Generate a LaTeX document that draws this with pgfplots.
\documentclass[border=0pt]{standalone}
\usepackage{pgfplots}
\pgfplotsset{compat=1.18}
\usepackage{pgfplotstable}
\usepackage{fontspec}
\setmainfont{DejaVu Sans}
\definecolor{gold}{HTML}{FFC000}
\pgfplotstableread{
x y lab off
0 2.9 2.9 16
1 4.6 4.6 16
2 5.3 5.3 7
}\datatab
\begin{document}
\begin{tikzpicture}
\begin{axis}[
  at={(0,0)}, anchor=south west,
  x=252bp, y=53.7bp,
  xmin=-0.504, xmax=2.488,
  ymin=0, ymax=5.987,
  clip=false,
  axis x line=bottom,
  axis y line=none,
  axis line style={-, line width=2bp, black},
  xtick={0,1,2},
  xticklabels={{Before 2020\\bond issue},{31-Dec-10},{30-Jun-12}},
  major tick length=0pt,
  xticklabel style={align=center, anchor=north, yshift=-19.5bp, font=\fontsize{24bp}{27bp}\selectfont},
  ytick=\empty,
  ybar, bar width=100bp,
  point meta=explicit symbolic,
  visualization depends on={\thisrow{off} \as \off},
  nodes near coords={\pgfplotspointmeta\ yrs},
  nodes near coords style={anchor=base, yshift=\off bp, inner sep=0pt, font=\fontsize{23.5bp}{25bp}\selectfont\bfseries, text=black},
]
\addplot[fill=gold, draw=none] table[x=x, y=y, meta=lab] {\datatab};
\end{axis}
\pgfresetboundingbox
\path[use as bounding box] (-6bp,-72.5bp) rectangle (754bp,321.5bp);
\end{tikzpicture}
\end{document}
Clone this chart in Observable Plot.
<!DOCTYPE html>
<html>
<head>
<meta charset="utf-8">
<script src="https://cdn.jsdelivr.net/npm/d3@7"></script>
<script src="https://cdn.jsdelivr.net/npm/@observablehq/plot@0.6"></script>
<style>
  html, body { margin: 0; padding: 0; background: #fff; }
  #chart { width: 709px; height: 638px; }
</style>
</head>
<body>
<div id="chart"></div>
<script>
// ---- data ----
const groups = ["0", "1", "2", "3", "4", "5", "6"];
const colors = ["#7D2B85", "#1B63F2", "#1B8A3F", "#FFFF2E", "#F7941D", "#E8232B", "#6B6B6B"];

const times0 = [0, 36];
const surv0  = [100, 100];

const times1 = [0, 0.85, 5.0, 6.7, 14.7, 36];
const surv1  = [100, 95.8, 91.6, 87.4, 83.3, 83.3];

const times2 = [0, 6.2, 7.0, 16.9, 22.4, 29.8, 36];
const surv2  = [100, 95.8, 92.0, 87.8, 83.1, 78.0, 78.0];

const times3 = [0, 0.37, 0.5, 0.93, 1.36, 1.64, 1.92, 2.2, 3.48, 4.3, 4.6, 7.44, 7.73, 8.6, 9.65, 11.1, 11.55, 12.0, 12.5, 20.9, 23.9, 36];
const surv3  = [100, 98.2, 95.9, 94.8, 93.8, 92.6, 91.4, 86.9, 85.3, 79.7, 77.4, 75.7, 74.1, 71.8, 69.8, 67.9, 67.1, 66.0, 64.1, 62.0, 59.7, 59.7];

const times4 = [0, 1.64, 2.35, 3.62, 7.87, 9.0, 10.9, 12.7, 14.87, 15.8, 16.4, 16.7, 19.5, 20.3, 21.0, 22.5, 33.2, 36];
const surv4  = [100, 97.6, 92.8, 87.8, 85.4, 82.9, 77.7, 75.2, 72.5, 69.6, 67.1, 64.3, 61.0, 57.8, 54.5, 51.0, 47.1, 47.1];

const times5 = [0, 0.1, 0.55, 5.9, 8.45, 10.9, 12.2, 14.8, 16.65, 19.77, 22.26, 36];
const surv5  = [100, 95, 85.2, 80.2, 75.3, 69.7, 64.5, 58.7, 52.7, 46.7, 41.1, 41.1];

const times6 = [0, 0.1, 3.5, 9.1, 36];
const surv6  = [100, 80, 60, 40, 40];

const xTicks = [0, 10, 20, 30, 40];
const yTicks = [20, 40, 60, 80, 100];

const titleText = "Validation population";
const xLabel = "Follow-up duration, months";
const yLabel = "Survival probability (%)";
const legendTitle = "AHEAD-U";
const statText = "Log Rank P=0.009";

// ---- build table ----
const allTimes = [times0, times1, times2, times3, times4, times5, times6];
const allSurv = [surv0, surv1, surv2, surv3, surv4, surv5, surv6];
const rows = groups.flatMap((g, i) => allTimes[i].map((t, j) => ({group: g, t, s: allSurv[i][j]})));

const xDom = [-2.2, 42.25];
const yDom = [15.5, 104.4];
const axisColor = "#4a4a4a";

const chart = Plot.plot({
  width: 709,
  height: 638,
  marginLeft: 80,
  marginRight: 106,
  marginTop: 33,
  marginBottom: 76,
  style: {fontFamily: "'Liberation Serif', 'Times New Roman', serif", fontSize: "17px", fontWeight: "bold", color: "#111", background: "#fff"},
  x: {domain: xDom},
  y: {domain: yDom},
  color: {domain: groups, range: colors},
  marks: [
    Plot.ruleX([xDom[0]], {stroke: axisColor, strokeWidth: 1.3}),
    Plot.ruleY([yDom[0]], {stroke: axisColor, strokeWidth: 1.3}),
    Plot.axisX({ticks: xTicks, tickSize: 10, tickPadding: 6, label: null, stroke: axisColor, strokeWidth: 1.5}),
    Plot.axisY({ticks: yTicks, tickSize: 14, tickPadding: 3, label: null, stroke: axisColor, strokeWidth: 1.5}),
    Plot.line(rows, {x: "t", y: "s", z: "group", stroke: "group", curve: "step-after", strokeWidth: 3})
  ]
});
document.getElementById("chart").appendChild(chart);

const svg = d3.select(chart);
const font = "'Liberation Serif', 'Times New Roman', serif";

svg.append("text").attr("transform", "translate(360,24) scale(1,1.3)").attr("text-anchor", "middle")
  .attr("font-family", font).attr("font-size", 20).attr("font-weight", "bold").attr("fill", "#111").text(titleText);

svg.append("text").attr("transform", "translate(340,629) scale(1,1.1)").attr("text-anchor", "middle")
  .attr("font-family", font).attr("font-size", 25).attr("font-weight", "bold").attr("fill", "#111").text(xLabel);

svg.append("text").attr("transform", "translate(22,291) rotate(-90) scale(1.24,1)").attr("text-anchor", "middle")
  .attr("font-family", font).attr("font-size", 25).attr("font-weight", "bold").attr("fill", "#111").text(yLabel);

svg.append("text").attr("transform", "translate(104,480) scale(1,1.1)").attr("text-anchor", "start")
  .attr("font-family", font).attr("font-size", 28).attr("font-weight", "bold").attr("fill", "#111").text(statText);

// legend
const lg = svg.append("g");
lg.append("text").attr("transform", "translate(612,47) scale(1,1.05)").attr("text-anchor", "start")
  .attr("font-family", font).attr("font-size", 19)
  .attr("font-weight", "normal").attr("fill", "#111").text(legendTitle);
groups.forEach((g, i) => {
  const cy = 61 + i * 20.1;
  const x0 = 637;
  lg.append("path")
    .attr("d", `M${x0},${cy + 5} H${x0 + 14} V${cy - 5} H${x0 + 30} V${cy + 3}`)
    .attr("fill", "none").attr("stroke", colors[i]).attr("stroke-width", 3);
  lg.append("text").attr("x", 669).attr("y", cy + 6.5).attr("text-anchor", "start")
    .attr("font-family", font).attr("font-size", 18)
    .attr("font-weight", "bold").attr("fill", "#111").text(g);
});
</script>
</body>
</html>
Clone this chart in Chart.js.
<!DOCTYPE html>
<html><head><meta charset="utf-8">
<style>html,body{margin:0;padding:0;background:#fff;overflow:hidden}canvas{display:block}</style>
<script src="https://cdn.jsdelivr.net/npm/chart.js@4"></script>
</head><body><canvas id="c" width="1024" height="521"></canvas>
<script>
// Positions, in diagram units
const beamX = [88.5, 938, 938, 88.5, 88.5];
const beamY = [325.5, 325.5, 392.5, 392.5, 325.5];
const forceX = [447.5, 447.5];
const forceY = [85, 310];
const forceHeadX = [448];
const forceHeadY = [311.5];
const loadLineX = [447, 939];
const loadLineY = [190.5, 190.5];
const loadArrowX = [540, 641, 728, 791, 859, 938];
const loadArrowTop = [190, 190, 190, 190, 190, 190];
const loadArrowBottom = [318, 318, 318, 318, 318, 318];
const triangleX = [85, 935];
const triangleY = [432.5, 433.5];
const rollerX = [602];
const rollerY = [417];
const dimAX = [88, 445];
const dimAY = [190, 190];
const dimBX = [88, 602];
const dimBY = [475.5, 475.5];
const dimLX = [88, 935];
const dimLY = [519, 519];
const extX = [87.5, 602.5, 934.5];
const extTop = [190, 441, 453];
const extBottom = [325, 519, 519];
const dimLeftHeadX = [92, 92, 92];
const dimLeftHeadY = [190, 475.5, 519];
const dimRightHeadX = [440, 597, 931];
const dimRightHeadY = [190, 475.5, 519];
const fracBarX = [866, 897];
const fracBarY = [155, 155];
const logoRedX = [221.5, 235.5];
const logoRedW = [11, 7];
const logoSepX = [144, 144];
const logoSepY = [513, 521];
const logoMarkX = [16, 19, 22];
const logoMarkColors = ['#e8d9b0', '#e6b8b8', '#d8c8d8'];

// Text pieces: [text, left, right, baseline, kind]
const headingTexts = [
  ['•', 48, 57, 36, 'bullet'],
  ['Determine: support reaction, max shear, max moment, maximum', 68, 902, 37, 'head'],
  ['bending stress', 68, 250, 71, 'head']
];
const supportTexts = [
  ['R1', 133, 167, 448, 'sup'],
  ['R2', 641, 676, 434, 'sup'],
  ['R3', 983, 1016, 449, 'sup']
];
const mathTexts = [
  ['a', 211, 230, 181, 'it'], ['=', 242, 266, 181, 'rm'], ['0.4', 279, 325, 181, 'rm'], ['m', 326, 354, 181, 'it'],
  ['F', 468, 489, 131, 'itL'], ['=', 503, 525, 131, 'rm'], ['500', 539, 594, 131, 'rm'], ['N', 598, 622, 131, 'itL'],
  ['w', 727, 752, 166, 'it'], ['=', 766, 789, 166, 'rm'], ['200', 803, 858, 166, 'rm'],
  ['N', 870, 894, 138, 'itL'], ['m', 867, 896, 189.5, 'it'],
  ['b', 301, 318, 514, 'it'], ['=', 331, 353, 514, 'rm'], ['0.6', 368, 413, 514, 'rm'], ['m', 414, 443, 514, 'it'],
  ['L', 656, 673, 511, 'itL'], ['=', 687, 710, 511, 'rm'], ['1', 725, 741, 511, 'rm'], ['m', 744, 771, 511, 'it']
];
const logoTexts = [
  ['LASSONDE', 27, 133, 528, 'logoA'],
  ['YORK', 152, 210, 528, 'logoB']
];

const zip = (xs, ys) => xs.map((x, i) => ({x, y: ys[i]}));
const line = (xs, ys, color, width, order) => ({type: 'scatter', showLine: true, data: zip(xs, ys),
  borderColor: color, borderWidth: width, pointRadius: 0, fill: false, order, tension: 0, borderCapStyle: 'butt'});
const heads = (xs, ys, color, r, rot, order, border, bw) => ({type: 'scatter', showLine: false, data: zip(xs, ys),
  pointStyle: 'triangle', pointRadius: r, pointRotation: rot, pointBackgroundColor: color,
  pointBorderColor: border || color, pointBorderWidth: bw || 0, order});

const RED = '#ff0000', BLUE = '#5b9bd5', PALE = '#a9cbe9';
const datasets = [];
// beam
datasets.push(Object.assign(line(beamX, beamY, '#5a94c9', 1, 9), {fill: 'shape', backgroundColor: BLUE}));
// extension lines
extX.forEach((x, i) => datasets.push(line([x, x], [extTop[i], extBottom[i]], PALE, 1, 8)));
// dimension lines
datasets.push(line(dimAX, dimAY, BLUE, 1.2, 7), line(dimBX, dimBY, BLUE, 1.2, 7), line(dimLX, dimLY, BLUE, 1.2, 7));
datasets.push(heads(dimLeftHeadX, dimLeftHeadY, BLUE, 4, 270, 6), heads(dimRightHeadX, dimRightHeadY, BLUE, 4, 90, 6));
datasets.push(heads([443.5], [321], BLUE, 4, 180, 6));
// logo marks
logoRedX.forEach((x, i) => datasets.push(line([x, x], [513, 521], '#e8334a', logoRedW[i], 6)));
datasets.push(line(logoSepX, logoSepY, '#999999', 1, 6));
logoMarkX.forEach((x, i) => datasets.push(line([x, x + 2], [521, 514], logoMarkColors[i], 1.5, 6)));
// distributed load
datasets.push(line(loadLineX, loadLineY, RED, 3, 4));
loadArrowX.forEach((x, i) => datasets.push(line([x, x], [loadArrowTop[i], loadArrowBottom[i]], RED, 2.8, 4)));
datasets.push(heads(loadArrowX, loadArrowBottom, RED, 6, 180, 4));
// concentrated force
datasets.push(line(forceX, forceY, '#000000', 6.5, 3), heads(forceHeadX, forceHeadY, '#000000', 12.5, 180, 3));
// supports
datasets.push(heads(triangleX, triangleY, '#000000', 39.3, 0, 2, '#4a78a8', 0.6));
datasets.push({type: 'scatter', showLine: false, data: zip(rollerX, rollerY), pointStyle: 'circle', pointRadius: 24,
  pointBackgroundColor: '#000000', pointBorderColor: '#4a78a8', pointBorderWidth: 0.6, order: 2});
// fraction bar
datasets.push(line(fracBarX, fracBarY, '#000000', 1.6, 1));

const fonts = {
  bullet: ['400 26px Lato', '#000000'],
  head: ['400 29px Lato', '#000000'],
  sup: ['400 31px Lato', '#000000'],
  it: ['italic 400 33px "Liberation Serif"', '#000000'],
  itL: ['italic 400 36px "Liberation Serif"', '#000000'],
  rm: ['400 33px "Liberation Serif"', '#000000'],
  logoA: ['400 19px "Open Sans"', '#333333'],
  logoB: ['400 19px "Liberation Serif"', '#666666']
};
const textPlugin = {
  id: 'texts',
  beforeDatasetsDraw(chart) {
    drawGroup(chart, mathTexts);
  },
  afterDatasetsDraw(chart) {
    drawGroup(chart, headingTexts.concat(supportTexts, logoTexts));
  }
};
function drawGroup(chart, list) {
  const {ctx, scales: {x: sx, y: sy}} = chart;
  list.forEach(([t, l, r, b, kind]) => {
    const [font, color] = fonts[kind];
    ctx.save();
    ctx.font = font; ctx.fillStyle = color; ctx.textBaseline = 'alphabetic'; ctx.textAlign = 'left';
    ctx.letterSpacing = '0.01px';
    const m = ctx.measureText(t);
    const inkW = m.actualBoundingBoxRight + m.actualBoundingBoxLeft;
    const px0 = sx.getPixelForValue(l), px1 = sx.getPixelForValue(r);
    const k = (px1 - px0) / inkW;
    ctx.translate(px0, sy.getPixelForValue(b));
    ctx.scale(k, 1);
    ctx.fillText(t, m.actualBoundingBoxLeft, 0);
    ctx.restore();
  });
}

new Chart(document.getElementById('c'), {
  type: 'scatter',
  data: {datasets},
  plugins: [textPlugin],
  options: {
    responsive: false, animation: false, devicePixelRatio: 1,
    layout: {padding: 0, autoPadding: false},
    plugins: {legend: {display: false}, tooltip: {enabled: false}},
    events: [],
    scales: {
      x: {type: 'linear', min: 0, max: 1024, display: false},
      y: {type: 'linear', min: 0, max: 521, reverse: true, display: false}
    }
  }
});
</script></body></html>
========
How many lines in the listing contain "Clone"? Answer with the number alone.

- **Answer for this exercise**
2